Restaurant owners say it may look more expensive on paper to go local, but people we talked to say it's all about supporting what's around you.

Big Grove is a restaurant that's latched onto the idea of using local foods. 
Executive Chef Jessica Gorin and her staff all gather around the kitchen to taste the night's new specials. 
Everything being served is locally grown. 
It's part of Big Grove's pledge to the Illinois Stewardship Alliance to use local foods.

"We work with restaurants on a program called local flavors. It's where they promise to do one meal where they promote and use local foods and then we make posters for them, we get the word out through social media, through email, through sending out press releases," says Andrew Weeks with Illinois Stewardship Alliance.

We visited Big Grove during its local flavors dinner.
The IL Stewardship Alliance says now, restaurants all over the state are participating.

"Some restaurants that we've talked to, they've had their biggest nights, they grossed the most money from that event, so it's obviously something that we're not out her in a vacuum promoting this, it's something that consumers are wanting too," Weeks says.

A survey from the National Restaurant Association proves it.
In it's 2013 "What's Hot List" it found, the number one thing people want from restaurants is local meat.
Next on the list is local produce. 

Jon Cherniss runs Blue Moon Farm.

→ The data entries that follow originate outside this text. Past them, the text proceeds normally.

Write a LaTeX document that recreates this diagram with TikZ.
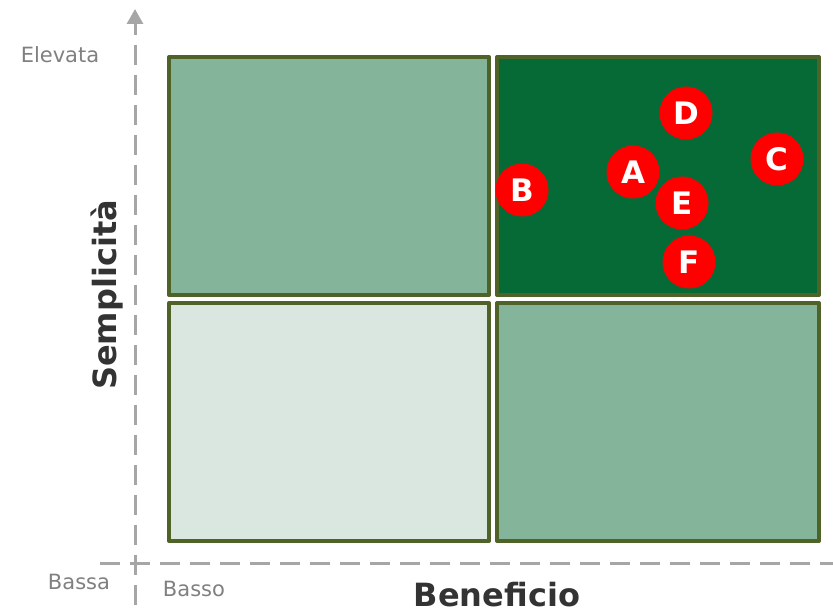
\documentclass[tikz,border=0pt]{standalone}
\usepackage{fontspec}
\setmainfont{DejaVu Sans}
\usetikzlibrary{arrows.meta}
\definecolor{bordo}{HTML}{4F6228}
\definecolor{verdescuro}{HTML}{066A37}
\definecolor{verdemedio}{HTML}{84B59B}
\definecolor{verdechiaro}{HTML}{D9E7E0}
\definecolor{asse}{HTML}{A6A6A6}
\definecolor{testogrigio}{HTML}{808080}
\definecolor{testoscuro}{HTML}{333333}
\begin{document}
\begin{tikzpicture}[x=1pt, y=1pt, line join=round,
	quadrante/.style={draw=bordo, line width=4pt, minimum height=238pt, inner sep=0pt},
	punto/.style={circle, fill=red, text=white, minimum size=53pt, inner sep=0pt, font=\fontsize{31}{33}\selectfont\bfseries},
	etichetta/.style={text=testogrigio, inner sep=0pt, font=\fontsize{21}{25}\selectfont},
	titolo/.style={text=testoscuro, inner sep=0pt, font=\fontsize{32}{36}\selectfont\bfseries},
	asseline/.style={asse, line width=3pt, dash pattern=on 20pt off 10pt}]
	\useasboundingbox (0,0) rectangle (833,614);
	\node[quadrante, fill=verdemedio, minimum width=320pt] (altobasso) at (329,438) {};
	\node[quadrante, fill=verdescuro, minimum width=322pt] (altoalto) at (658,438) {};
	\node[quadrante, fill=verdechiaro, minimum width=320pt] (bassobasso) at (329,192) {};
	\node[quadrante, fill=verdemedio, minimum width=322pt] (bassoalto) at (658,192) {};
	\coordinate (yinizio) at (135,9);
	\coordinate (yfine) at (135,605);
	\coordinate (xinizio) at (100,51);
	\coordinate (xfine) at (833,51);
	\draw[asseline] (xinizio) -- (xfine);
	\draw[asseline] (yinizio) -- (135,590);
	\draw[asse, line width=3pt, -{Triangle[length=15pt, width=16pt]}] (135,588) -- (yfine);
	\node[etichetta] (elevata) at (60,559) {Elevata};
	\node[etichetta] (bassa) at (79,32) {Bassa};
	\node[etichetta] (basso) at (194,25) {Basso};
	\node[titolo] (beneficio) at (497,19) {Beneficio};
	\node[titolo, rotate=90] (semplicita) at (107,319) {Semplicità};
	\node[punto] (A) at (633,442) {A};
	\node[punto] (B) at (522,424) {B};
	\node[punto] (C) at (777,455) {C};
	\node[punto] (D) at (686,501) {D};
	\node[punto] (E) at (682,411) {E};
	\node[punto] (F) at (689,352) {F};
\end{tikzpicture}
\end{document}
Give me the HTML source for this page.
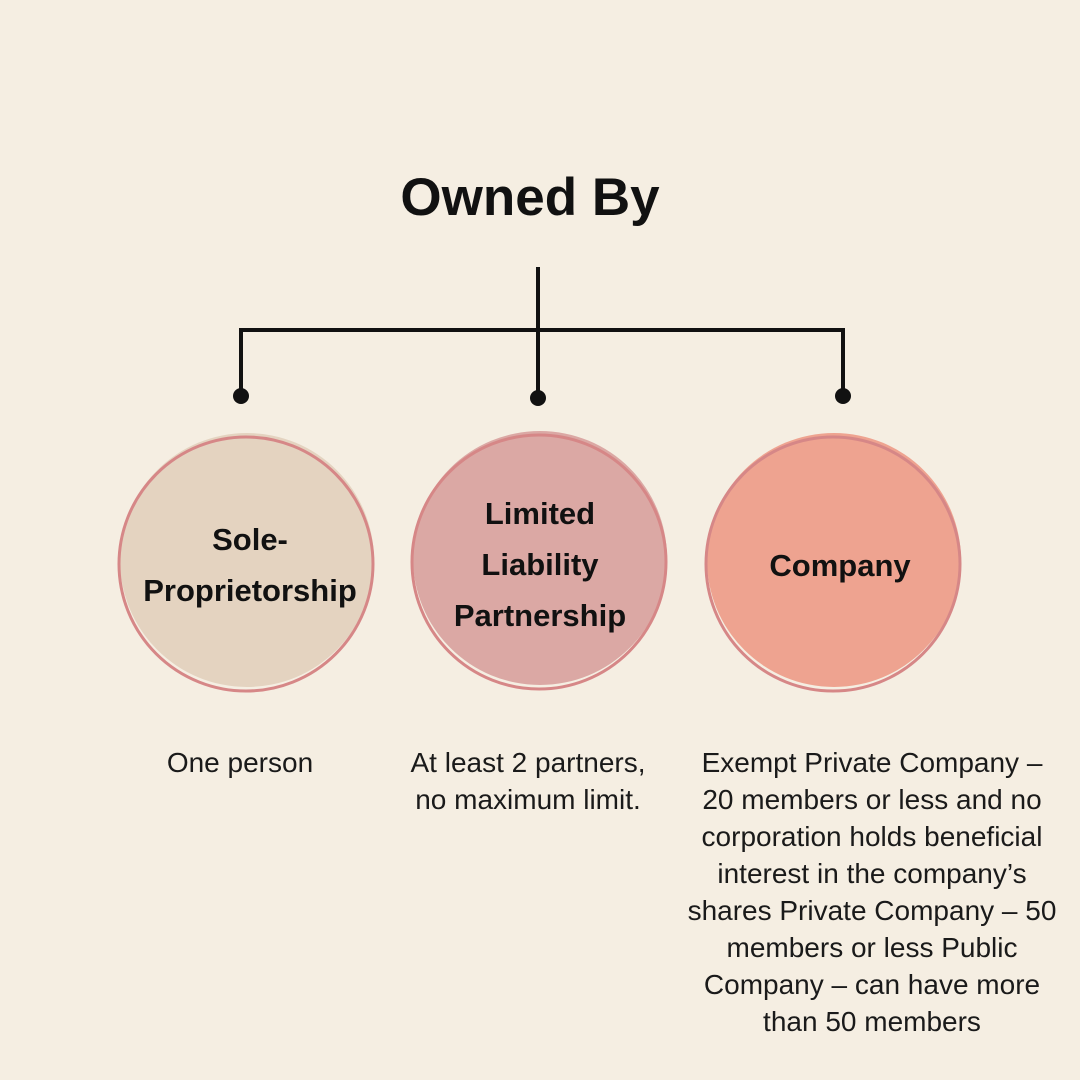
<!DOCTYPE html>
<html><head><style>
body{margin:0;width:1080px;height:1080px;background:#f5eee2;font-family:"Liberation Sans",sans-serif;position:relative;overflow:hidden}
.t{position:absolute;text-align:center;color:#111}
.h{font-weight:bold}
.d{font-size:28px;line-height:37px;color:#1a1a1a;white-space:nowrap}
</style></head><body>
<svg width="1080" height="1080" style="position:absolute;left:0;top:0">
<g stroke="#111" stroke-width="4" fill="none">
<line x1="538" y1="267" x2="538" y2="396"/>
<polyline points="241,396 241,330 843,330 843,396"/>
</g>
<g fill="#111"><circle cx="241" cy="396" r="8"/><circle cx="538" cy="398" r="8"/><circle cx="843" cy="396" r="8"/></g>
<circle cx="247" cy="560" r="127" fill="#e4d3c0"/>
<circle cx="246" cy="564" r="127" fill="none" stroke="#d68787" stroke-width="3"/>
<circle cx="540" cy="558" r="127" fill="#dba8a4"/>
<circle cx="539" cy="562" r="127" fill="none" stroke="#d68787" stroke-width="3"/>
<circle cx="834" cy="560" r="127" fill="#eea390"/>
<circle cx="833" cy="564" r="127" fill="none" stroke="#d68787" stroke-width="3"/>
</svg>
<div class="t h" style="left:330px;top:165px;width:400px;font-size:53px;line-height:66px">Owned By</div>
<div class="t h" style="left:110px;top:514px;width:280px;font-size:31px;line-height:51px">Sole-<br>Proprietorship</div>
<div class="t h" style="left:400px;top:488px;width:280px;font-size:31px;line-height:51px">Limited<br>Liability<br>Partnership</div>
<div class="t h" style="left:700px;top:540px;width:280px;font-size:31px;line-height:51px">Company</div>
<div class="t d" style="left:90px;top:744px;width:300px">One person</div>
<div class="t d" style="left:378px;top:744px;width:300px">At least 2 partners,<br>no maximum limit.</div>
<div class="t d" style="left:674px;top:744px;width:396px">Exempt Private Company –<br>20 members or less and no<br>corporation holds beneficial<br>interest in the company’s<br>shares Private Company – 50<br>members or less Public<br>Company – can have more<br>than 50 members</div>
</body></html>
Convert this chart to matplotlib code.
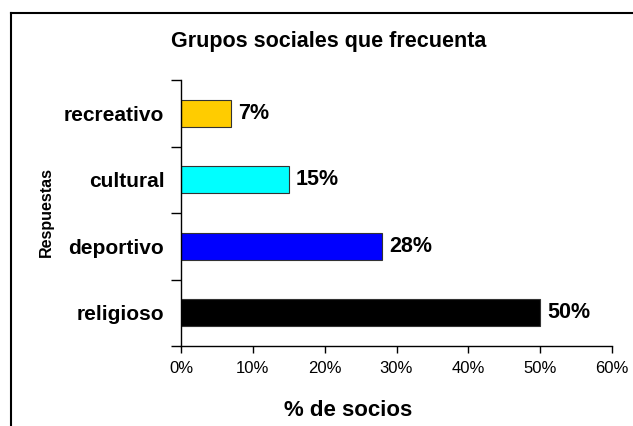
import matplotlib
matplotlib.use("Agg")
import matplotlib.pyplot as plt
from matplotlib.lines import Line2D
from matplotlib.ticker import FuncFormatter

# ── data ──────────────────────────────────────────────────────────────────────
categories = ["religioso", "deportivo", "cultural", "recreativo"]
values     = [50, 28, 15, 7]
colors     = ["#000000", "#0000FF", "#00FFFF", "#FFCC00"]
x_ticks    = [0, 10, 20, 30, 40, 50, 60]

plt.rcParams.update({
    'font.family': ['Liberation Sans', 'DejaVu Sans'],
})

fig = plt.figure(figsize=(6.33, 4.26), dpi=100)
ax = fig.add_axes([181 / 633, 1 - 346 / 426, (612 - 181) / 633, (346 - 80) / 426])

ypos = list(range(len(categories)))
bars = ax.barh(ypos, values, height=0.4, color=colors, edgecolor='#333333', linewidth=0.8)

# value labels next to each bar
for bar, v in zip(bars, values):
    ax.text(bar.get_width() + 1.0, bar.get_y() + bar.get_height() / 2,
            f"{v}%", va='center', ha='left', fontsize=15.5, fontweight='bold')

ax.set_xlim(0, 60)
ax.set_ylim(-0.5, len(categories) - 0.5)
ax.set_xticks(x_ticks)
ax.xaxis.set_major_formatter(FuncFormatter(lambda x, p: f"{x:.0f}%"))

# category ticks sit on the boundaries, labels in the middle
ax.set_yticks([i - 0.5 for i in range(len(categories) + 1)])
ax.set_yticklabels([])
ax.set_yticks(ypos, minor=True)
ax.set_yticklabels(categories, minor=True, fontsize=15, fontweight='bold')
ax.tick_params(axis='y', which='minor', length=0, pad=12)
ax.tick_params(axis='y', which='major', length=7, direction='out', width=1)
ax.tick_params(axis='x', length=5, direction='out', width=1, labelsize=12, pad=6)

for side in ['top', 'right']:
    ax.spines[side].set_visible(False)
ax.spines['left'].set_linewidth(1)
ax.spines['bottom'].set_linewidth(1)

fig.text(46 / 633, 1 - 212 / 426, "Respuestas", rotation=90,
         ha='center', va='center', fontsize=11.5, fontweight='bold')
fig.text(348 / 633, 1 - 411 / 426, "% de socios",
         ha='center', va='center', fontsize=16, fontweight='bold')
fig.text(329 / 633, 1 - 41 / 426, "Grupos sociales que frecuenta",
         ha='center', va='center', fontsize=15.5, fontweight='bold')

# outer chart frame (only top and left edges are visible in the crop)
fig.add_artist(Line2D([11 / 633, 11 / 633], [0, 1 - 13 / 426], color='black', lw=1.5,
                      transform=fig.transFigure))
fig.add_artist(Line2D([11 / 633, 1], [1 - 13 / 426, 1 - 13 / 426], color='black', lw=1.5,
                      transform=fig.transFigure))

fig.savefig("out.png", dpi=100)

It's been in Urbana since 1995. 
"We grow certified organize vegetables and sell them at the Urbana Farmer's Market, local restaurants, and local stores.

Cherniss says, the more restaurants and businesses that use local foods, the more control customers have.
 
"My customers can say 'We want these types of tomatoes that taste this way, or we want them grown with these practices,' by their buying decisions and also their communication with us," Cherniss says.

So from Cherniss' farm to Big Grove's tables, the local foods boom is having a ripple effect that's changing how people decide where to eat in Illinois.

Buying local does come at a cost, but Chef Gorin calls that cost deceiving. 
She says it may look like they're spending more on food up front, but explains that local foods stay fresher longer, which can actually help their bottom line.